[Items from a dataset]
* start *
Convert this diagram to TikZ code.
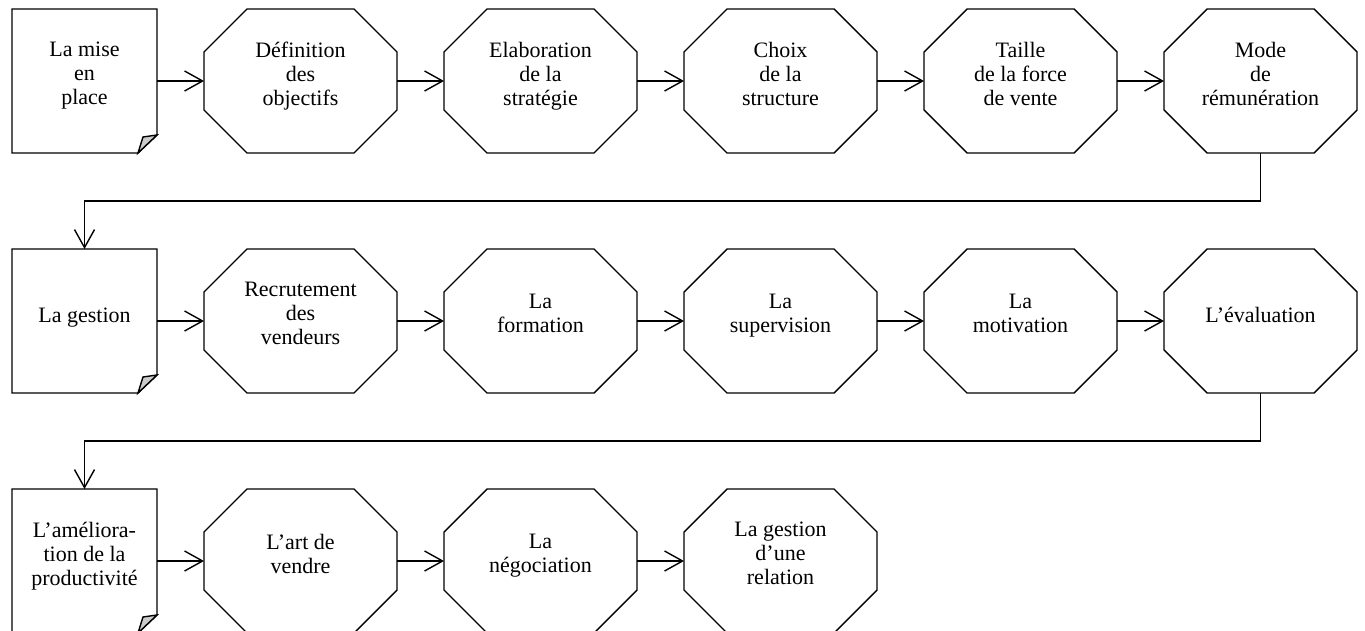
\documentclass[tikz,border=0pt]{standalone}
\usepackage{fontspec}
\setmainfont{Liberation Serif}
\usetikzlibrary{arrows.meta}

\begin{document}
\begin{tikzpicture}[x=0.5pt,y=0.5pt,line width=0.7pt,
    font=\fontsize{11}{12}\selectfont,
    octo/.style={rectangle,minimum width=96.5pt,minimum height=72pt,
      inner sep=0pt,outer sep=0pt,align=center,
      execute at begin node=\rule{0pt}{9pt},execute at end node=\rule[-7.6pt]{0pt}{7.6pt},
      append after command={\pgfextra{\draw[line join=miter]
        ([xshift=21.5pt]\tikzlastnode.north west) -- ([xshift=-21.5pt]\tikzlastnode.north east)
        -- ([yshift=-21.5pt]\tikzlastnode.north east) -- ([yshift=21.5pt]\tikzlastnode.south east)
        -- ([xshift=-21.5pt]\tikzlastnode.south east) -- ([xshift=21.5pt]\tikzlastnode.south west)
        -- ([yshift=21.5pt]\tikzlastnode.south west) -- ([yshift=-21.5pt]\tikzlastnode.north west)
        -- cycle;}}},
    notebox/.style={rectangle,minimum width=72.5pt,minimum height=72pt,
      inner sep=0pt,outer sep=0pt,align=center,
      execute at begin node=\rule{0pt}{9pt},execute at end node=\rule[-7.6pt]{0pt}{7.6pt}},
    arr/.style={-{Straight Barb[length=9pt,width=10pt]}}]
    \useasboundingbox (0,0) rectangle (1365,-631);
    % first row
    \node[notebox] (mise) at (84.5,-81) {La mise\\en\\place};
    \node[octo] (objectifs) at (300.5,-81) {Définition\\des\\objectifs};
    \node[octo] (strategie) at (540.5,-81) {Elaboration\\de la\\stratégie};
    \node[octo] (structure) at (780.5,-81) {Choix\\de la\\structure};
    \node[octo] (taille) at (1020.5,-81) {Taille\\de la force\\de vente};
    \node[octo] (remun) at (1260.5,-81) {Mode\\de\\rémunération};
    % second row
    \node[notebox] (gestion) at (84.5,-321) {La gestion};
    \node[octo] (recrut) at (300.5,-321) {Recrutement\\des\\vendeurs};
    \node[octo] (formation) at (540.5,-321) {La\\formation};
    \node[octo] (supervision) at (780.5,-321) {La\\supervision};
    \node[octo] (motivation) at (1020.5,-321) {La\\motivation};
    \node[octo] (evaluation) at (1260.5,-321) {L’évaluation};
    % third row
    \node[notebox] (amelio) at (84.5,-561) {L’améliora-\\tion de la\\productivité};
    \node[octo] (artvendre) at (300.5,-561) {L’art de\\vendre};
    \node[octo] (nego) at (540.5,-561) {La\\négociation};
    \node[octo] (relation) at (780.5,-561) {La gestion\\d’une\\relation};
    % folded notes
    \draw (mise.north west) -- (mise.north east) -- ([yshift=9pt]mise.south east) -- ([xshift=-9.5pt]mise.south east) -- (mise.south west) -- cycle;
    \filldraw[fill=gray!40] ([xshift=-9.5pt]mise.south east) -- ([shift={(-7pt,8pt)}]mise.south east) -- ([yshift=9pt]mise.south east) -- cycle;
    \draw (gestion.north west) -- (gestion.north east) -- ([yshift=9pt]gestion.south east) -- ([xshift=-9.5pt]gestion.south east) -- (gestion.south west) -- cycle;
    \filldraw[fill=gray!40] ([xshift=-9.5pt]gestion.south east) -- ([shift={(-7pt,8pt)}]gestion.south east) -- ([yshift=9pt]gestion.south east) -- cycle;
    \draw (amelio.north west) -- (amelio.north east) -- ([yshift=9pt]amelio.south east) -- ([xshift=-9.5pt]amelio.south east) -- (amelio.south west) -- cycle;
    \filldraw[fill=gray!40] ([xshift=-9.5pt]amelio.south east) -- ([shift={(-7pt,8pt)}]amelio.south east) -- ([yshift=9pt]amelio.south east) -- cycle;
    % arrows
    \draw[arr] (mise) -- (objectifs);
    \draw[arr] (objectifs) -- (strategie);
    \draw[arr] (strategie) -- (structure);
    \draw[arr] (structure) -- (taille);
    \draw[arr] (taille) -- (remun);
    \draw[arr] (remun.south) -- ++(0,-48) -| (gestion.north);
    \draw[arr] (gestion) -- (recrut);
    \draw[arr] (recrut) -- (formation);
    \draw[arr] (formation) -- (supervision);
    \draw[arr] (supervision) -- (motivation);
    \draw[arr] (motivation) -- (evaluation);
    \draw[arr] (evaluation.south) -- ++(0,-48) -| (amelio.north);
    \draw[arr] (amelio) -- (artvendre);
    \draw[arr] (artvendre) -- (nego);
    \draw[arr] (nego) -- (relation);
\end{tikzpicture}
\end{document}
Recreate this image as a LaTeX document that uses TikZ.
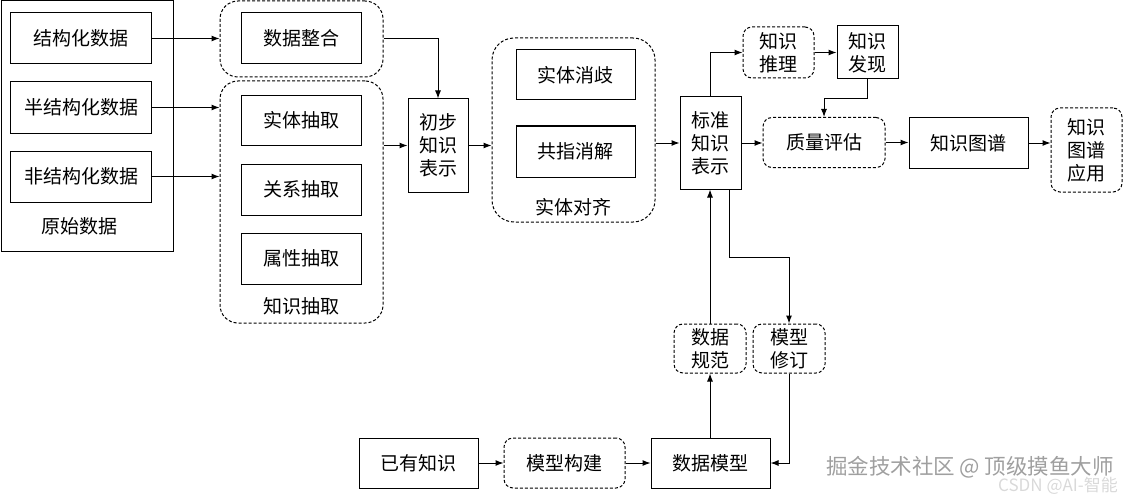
* end *
* start *
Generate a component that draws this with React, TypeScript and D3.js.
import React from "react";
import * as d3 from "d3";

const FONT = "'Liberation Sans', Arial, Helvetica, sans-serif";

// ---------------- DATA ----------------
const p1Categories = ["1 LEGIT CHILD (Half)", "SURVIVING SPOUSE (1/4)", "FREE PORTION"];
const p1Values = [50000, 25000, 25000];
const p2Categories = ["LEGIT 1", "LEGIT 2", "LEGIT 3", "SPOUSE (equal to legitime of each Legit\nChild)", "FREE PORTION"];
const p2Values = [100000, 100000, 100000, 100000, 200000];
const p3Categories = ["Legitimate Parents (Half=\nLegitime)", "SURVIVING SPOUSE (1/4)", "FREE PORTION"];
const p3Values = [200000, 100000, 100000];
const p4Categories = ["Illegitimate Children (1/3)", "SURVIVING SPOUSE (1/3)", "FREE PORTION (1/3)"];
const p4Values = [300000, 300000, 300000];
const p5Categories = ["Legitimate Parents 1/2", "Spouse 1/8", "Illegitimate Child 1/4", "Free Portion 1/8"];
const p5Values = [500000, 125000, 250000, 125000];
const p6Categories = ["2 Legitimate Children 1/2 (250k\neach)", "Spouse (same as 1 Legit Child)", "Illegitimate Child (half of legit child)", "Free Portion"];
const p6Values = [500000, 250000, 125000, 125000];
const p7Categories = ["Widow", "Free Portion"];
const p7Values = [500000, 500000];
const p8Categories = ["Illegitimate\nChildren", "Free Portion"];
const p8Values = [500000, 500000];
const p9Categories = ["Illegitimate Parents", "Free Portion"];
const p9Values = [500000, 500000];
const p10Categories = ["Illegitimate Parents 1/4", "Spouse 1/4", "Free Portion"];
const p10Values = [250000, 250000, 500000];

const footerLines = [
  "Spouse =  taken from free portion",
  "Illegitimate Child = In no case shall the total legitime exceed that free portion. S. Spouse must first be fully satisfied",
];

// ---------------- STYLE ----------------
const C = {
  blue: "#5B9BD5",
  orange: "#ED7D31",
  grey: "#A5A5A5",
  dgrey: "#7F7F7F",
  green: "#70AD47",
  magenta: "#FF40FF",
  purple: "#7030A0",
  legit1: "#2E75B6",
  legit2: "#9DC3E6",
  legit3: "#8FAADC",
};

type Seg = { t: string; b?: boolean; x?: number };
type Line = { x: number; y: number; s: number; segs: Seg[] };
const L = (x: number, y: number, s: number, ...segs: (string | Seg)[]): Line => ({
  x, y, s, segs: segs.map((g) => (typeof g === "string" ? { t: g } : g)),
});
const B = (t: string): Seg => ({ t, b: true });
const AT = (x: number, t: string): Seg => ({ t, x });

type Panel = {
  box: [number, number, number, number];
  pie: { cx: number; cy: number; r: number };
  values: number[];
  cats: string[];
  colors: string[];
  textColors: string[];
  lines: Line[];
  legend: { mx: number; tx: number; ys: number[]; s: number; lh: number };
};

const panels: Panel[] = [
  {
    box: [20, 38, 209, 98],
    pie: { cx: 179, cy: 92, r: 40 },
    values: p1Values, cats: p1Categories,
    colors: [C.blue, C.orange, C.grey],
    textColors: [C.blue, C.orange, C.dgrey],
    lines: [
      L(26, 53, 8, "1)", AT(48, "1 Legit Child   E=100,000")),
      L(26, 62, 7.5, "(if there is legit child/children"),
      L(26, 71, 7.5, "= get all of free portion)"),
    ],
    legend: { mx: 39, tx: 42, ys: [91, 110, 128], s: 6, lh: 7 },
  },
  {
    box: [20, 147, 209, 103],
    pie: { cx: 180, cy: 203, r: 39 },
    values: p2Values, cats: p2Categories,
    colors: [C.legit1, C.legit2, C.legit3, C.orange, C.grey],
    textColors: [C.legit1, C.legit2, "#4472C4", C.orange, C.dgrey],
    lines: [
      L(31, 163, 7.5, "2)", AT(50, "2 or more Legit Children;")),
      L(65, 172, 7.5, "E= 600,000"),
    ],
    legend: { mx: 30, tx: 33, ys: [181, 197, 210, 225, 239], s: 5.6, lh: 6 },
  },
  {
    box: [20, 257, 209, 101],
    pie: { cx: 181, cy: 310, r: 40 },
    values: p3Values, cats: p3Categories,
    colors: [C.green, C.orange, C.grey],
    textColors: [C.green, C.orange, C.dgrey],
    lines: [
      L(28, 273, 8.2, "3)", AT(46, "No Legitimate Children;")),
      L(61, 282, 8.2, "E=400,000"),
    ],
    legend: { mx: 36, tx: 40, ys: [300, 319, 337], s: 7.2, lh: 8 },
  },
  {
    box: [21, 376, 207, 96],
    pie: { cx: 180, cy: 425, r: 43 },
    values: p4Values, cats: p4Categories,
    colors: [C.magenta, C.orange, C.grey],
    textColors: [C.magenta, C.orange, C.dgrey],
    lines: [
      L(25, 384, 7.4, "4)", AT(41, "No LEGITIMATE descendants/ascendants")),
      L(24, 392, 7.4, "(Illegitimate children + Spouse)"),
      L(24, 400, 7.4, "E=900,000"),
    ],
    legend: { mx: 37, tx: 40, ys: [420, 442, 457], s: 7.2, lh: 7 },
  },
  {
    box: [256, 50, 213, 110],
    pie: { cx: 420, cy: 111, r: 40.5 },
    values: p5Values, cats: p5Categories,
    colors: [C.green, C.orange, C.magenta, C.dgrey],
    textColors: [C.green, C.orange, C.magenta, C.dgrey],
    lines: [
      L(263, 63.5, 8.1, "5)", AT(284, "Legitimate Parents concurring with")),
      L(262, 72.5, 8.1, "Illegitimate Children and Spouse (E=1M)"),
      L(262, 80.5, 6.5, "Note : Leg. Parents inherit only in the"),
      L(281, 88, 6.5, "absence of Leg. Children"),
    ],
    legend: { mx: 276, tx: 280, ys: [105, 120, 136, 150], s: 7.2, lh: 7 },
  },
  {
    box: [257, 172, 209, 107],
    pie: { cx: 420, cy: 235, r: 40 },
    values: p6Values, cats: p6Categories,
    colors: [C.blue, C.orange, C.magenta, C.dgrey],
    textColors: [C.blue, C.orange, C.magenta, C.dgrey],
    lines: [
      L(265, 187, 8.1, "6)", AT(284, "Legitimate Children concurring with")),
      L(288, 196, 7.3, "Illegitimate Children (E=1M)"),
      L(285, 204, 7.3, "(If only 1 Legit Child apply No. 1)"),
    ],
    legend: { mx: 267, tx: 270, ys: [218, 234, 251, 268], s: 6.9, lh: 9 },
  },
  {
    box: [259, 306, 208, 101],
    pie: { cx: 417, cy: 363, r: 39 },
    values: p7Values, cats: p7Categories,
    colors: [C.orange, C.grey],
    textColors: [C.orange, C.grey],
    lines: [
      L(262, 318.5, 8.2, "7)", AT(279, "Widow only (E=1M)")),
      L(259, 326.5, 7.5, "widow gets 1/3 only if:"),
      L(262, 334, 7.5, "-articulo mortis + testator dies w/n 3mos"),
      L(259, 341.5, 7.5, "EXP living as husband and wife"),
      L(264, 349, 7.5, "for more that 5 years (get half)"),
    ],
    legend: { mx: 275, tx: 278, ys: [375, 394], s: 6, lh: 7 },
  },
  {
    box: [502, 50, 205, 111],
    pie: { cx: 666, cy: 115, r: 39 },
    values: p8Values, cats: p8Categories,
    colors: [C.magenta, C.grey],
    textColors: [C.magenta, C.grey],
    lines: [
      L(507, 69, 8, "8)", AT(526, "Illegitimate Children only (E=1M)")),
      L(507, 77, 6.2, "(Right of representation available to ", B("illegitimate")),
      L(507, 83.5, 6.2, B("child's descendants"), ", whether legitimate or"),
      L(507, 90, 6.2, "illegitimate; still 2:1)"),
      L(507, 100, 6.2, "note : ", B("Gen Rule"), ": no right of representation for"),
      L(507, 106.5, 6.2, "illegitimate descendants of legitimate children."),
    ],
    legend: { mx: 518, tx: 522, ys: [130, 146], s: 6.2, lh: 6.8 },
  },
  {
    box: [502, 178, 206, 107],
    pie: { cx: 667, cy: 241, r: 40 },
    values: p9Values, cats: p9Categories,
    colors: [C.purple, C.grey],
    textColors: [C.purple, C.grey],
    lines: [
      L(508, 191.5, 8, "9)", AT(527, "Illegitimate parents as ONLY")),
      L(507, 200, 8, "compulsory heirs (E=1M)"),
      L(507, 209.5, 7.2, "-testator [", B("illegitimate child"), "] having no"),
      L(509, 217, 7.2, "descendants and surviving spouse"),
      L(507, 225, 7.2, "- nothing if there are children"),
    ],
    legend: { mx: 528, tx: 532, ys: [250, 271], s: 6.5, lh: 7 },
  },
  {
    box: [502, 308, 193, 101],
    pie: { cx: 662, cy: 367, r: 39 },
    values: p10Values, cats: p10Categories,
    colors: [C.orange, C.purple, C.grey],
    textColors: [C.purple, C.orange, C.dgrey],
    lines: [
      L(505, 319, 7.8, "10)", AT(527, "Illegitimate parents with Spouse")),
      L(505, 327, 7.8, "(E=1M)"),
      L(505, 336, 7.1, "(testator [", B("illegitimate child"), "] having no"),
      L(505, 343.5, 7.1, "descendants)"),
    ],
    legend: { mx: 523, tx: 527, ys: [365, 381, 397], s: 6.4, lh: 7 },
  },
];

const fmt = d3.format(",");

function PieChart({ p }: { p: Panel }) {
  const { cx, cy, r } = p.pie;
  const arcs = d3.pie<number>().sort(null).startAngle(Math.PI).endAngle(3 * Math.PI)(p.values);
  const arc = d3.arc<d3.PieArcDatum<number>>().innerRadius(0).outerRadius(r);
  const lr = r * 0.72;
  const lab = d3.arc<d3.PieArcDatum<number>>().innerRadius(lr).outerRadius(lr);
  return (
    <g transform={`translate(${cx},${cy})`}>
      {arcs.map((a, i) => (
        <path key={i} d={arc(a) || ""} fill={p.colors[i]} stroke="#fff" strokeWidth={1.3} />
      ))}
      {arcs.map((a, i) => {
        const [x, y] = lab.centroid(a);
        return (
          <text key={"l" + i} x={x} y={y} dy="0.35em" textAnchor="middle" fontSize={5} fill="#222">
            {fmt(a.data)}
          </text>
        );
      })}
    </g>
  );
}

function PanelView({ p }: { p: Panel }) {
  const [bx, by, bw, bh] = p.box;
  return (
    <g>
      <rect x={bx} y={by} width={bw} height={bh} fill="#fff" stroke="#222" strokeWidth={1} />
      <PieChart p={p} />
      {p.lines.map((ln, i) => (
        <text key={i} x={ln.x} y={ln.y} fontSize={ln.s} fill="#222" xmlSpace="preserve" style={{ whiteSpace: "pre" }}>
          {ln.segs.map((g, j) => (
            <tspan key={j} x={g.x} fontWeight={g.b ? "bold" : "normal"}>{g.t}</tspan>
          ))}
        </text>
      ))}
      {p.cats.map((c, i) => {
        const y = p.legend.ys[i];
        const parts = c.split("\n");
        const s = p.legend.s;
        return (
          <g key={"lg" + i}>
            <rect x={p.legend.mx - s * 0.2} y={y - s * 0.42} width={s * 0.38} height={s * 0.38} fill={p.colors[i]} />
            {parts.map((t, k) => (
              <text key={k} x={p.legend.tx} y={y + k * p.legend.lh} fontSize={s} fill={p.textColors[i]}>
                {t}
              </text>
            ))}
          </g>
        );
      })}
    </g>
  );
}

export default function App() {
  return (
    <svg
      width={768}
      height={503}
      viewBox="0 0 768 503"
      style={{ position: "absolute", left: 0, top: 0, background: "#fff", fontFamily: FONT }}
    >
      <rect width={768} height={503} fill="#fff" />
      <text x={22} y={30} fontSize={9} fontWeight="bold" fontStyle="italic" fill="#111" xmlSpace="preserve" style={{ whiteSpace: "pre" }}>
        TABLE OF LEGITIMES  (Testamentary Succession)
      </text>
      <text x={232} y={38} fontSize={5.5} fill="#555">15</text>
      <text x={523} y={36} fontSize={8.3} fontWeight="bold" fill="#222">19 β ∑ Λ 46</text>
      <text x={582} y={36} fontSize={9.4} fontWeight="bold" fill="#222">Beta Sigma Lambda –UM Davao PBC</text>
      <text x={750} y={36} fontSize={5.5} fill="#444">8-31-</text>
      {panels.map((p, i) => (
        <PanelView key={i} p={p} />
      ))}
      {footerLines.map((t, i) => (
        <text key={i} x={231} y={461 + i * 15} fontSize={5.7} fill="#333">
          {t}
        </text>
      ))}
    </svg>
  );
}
* end *
[The request] Say the number of lines in the records above that include the string "this", and no more.

[Full response] 3